The effect of organic sorbates on the water associated with naturally occurring sorbents is of significant interest since it probes the hydration of a sorbate-specific microenvironment and its role in a compound partitioning between various environmental compartments. This effect was described in a thermodynamically strict way by converting the sorption isotherms of organic vapors on variously hydrated sorbents into the derivatives relating the change in the amount of water associated with a sorbent to the change in the amount of an organic sorbate. Further, these derivatives were analyzed by means of the Linear Free Energy Relationship (LFER). The analysis included the sorption data for various organic vapors on such environmentally important sorbents as quartz, metal oxides, calcite, clay minerals and humic acid. From the LFER analysis it followed that (i) organic sorbate polarizability contributions from n- and π-electrons resulted in driving water into the sorbent phase; (ii) the increasing volume of the organic compounds involved expelling water molecules; (iii) the increasing hydrogen-bond acidity and basicity of organic sorbates resulted in expelling water from inorganic surfaces but in enhancing hydration of the humic phase.
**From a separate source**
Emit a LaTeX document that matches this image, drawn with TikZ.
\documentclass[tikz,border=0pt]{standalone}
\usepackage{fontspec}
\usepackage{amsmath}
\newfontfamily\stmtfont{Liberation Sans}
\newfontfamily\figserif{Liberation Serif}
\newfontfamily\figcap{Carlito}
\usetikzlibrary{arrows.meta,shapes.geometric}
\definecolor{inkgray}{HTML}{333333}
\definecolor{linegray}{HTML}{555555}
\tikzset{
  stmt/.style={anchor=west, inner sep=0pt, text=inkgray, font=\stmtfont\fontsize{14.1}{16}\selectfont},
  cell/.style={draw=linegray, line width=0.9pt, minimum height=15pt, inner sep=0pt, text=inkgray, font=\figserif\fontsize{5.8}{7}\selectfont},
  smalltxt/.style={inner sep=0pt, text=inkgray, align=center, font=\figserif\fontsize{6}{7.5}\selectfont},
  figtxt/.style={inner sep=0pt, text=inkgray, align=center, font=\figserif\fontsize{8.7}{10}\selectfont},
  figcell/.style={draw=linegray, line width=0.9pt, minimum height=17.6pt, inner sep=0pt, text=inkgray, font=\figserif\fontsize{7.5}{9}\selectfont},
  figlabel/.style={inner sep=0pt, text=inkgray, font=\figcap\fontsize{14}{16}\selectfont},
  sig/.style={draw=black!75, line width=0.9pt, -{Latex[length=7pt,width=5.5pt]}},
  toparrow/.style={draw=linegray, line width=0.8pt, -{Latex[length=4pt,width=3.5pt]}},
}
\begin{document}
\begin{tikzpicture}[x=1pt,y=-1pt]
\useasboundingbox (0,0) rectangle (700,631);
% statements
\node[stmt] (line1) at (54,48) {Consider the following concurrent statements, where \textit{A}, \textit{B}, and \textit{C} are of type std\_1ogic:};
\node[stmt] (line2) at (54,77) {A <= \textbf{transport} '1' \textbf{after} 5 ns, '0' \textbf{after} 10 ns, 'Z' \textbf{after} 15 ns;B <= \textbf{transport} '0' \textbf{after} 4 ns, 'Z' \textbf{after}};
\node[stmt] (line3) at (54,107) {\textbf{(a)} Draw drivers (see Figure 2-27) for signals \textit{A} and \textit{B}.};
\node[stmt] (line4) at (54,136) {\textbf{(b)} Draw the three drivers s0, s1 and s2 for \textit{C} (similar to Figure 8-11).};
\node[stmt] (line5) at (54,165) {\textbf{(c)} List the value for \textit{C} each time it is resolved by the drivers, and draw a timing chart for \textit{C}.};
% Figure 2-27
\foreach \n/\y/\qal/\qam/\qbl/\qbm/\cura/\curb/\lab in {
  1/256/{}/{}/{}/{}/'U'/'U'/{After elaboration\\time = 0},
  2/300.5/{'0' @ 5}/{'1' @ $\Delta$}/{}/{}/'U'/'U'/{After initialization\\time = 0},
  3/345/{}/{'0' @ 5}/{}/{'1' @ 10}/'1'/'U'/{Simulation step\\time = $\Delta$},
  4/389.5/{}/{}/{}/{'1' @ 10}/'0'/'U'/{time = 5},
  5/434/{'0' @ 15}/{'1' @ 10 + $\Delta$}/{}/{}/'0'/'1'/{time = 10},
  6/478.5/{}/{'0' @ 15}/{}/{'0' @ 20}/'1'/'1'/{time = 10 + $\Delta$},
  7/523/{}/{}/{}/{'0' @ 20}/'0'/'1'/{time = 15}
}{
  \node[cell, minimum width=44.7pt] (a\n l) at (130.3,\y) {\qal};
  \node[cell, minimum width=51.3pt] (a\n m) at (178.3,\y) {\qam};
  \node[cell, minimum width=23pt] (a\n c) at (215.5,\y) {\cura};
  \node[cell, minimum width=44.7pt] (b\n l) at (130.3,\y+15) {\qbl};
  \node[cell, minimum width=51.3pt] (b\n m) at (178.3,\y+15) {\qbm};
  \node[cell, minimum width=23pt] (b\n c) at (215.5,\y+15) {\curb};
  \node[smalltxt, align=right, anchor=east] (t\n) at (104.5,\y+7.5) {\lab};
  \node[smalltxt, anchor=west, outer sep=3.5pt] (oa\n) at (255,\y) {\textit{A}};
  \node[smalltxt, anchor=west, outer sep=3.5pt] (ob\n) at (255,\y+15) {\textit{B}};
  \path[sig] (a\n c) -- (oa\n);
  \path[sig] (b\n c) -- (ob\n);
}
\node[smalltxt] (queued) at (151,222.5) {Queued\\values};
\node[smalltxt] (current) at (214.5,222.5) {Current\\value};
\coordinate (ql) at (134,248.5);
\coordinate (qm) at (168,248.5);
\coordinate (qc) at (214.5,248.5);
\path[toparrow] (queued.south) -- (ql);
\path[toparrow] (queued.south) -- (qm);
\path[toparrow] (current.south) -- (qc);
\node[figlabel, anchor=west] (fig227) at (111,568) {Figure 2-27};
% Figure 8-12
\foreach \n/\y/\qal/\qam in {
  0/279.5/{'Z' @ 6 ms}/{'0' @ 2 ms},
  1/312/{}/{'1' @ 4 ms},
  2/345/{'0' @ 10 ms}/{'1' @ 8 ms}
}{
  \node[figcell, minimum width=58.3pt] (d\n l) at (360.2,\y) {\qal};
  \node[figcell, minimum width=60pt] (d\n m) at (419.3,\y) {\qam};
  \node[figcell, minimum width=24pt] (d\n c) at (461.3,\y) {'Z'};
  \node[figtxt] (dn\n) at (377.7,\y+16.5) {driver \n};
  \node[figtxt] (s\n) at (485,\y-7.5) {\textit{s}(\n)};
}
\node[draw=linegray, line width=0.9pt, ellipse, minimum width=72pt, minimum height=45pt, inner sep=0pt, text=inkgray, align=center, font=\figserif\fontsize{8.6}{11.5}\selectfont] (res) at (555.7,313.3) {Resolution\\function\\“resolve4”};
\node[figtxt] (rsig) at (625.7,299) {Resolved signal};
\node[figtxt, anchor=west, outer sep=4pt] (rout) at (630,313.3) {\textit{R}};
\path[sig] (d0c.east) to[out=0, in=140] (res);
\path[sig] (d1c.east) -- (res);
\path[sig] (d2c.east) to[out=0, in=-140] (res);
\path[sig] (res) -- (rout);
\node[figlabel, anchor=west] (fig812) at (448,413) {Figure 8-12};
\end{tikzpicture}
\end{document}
In contrast to inorganic surfaces, when sorbed on strongly hydrated humic acid, the majority of organic sorbates containing oxygen, nitrogen or sulfur atoms drive water into the sorbent phase. Several molecules of water may need to be cosorbed by a humic sorbent for each sorbed molecule of an organic compound thus supporting the possibility of the concomitant participation of a number of water molecules in organic sorbate–humic matter interactions.